At the Guilford County Board of Commissioners 2020 Retreat on Monday, Feb. 24, the commissioners got some very good news about the tax base from Tax Director Ben Chavis – and his message also means good news for homeowners and other property owners in the county.
The Guilford County Tax Department does a reevaluation of all property in the county every five years and the next one won’t be until 2022. However, Chavis told the board that, in the three years since the last countywide revaluation, property values in Guilford County have seen terrific growth across the board.
More valuable property means more tax revenue at the existing property tax rate, however, the county won’t be able to benefit from all that growth until the next revaluation in two years.

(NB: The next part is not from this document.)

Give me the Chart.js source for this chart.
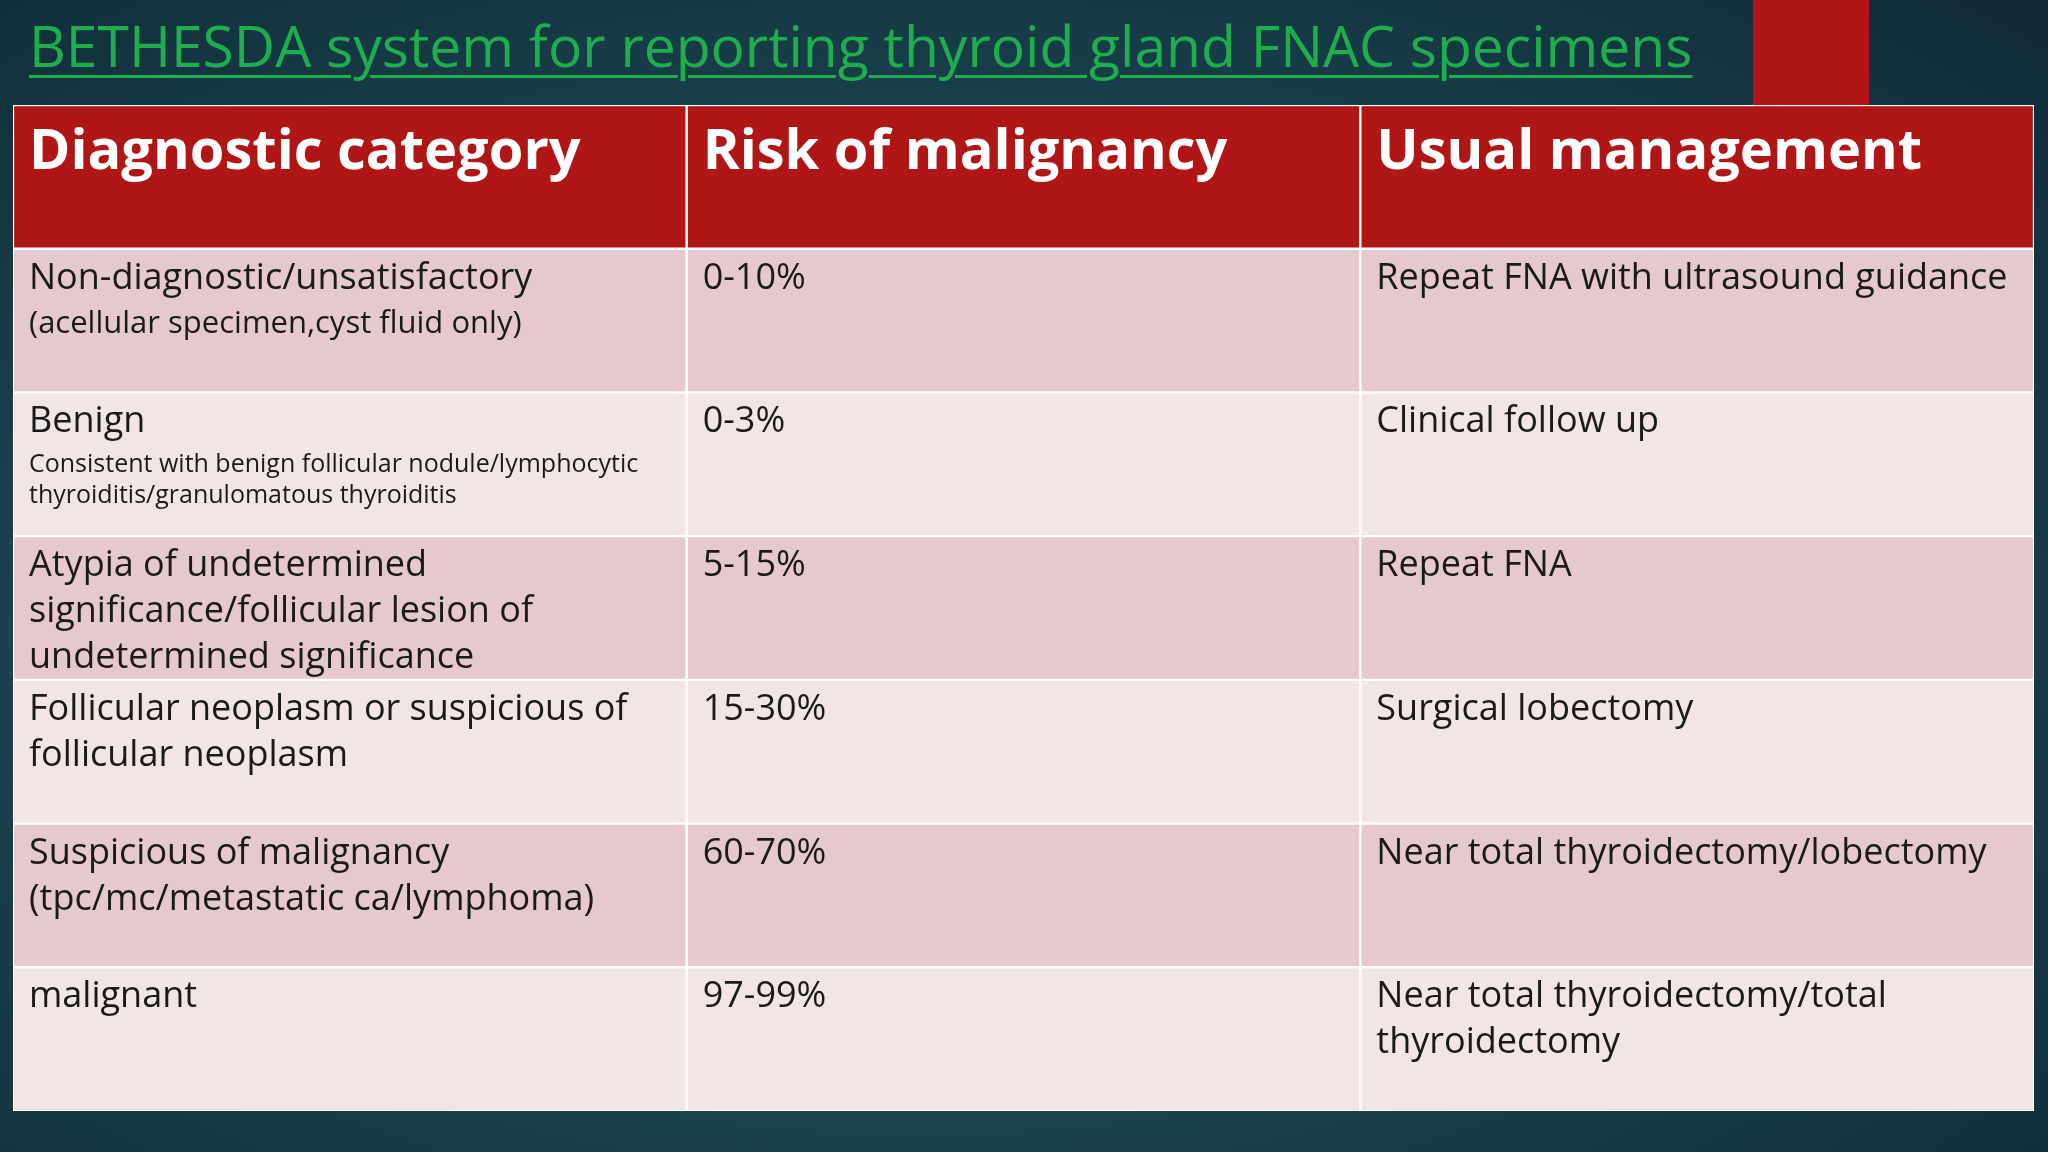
<!DOCTYPE html>
<html><head><meta charset="utf-8">
<script src="https://cdn.jsdelivr.net/npm/chart.js@4/dist/chart.umd.min.js"></script>
<style>
html,body{margin:0;padding:0;width:2048px;height:1152px;overflow:hidden;
background:radial-gradient(ellipse at 45% 55%,#2d6470 0%,#1d4754 45%,#0e2a35 100%);}
#title{position:absolute;left:29px;top:6px;font-family:"Open Sans",sans-serif;font-size:57px;color:#1fae4e;text-decoration:underline;text-decoration-thickness:3px;text-underline-offset:8px;white-space:nowrap;}
#red{position:absolute;left:1753px;top:0;width:116px;height:105px;background:#b01616;}
#c{position:absolute;left:0;top:0;}
</style></head><body>
<div id="red"></div>
<div id="title">BETHESDA system for reporting thyroid gland FNAC specimens</div>
<canvas id="c" width="2048" height="1152"></canvas>
<script>
const headers = ["Diagnostic category","Risk of malignancy","Usual management"];
const categories = [
  [["Non-diagnostic/unsatisfactory","m"],["(acellular specimen,cyst fluid only)","s"]],
  [["Benign","m"],["Consistent with benign follicular nodule/lymphocytic","x"],["thyroiditis/granulomatous thyroiditis","x"]],
  [["Atypia of undetermined","m"],["significance/follicular lesion of","m"],["undetermined significance","m"]],
  [["Follicular neoplasm or suspicious of","m"],["follicular neoplasm","m"]],
  [["Suspicious of malignancy","m"],["(tpc/mc/metastatic ca/lymphoma)","m"]],
  [["malignant","m"]]
];
const risks = ["0-10%","0-3%","5-15%","15-30%","60-70%","97-99%"];
const management = [
  ["Repeat FNA with ultrasound guidance"],
  ["Clinical follow up"],
  ["Repeat FNA"],
  ["Surgical lobectomy"],
  ["Near total thyroidectomy/lobectomy"],
  ["Near total thyroidectomy/total","thyroidectomy"]
];
const columnShares = [1,1,1];
const rowLabels = ["header","r1","r2","r3","r4","r5","r6"];
const rowColors = ["#b01616","#e6c9cc","#f2e5e5","#e6c9cc","#f2e5e5","#e6c9cc","#f2e5e5"];

const cellText = (row,col)=>{
  if(row===0) return [[headers[col],"h"]];
  const r=row-1;
  if(col===0) return categories[r];
  if(col===1) return [[risks[r],"m"]];
  return management[r].map(t=>[t,"m"]);
};
const FONT='"Open Sans","Noto Sans",sans-serif';
const styles={h:{f:'bold 56px '+FONT,c:'#ffffff',lh:60},m:{f:'36px '+FONT,c:'#1a1a1a',lh:46},s:{f:'31px '+FONT,c:'#1a1a1a',lh:44},x:{f:'25px '+FONT,c:'#1a1a1a',lh:31}};

const textPlugin={id:'cellText',afterDatasetsDraw(chart){
  const ctx=chart.ctx;
  chart.data.datasets.forEach((ds,col)=>{
    chart.getDatasetMeta(col).data.forEach((el,row)=>{
      const left=Math.min(el.x,el.base), top=el.y-el.height/2;
      let y=top+(row===0?64:40);
      const lines=cellText(row,col);
      ctx.save();ctx.textBaseline='alphabetic';
      lines.forEach((ln,i)=>{
        const st=styles[ln[1]];
        if(i>0){ y+= (ln[1]==='x'? (lines[i-1][1]==='m'?40:st.lh): st.lh); }
        ctx.font=st.f;ctx.fillStyle=st.c;ctx.fillText(ln[0],left+16,y);
      });
      ctx.restore();
    });
  });
}};

new Chart(document.getElementById('c'),{
  type:'bar',
  data:{labels:rowLabels,datasets:columnShares.map(v=>({
    data:rowLabels.map(()=>v),backgroundColor:rowColors,borderColor:'#ffffff',borderWidth:1.5,borderSkipped:false,
    categoryPercentage:1,barPercentage:1}))},
  options:{indexAxis:'y',responsive:false,devicePixelRatio:1,animation:false,
    layout:{padding:{left:13,right:14,top:105,bottom:41}},
    plugins:{legend:{display:false},tooltip:{enabled:false}},
    scales:{x:{stacked:true,min:0,max:3,display:false},y:{stacked:true,display:false}}},
  plugins:[textPlugin]
});
</script></body></html>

For property owners thinking about selling, though, the numbers can mean real profits at the time of sale.
“Things are moving to be on a positive front,” Chavis said.
He said conditions could always change in the two years before the next revaluation – however, right now, they look highly positive.
“I can tell you that, at this point, based on what we are seeing, we will have much more growth in 2022 than we did in 2012 and 2017,” he said.
According to Chavis, the property value increases since 2017 have been across the board, with some of the biggest jumps coming in the hotel and apartment categories.
“Apartment complexes are always selling higher than we have on the books,” Chavis told the commissioners and county staff at the Bur-Mil Clubhouse in Greensboro.
The hotel properties that have sold since the last revaluation were, on average, on the county’s books at 67.5 percent of the sale price – almost 33 percent undervalued due to recent growth in property values.
Of the apartment complexes in Guilford County that have traded hands in recent years, those were being valued by the county at 26 percent less than the market value – that is, less than the sale price.
Commercial properties are on average listed at 19 percent below market value and residences are listed at 13 percent below their market value.
Property values almost always go up between revaluations; however, the 2012 revaluation was an exception due to the 2008 financial collapse. In 2012, property values were listed on the county’s tax rolls at 103 percent of their actual market value.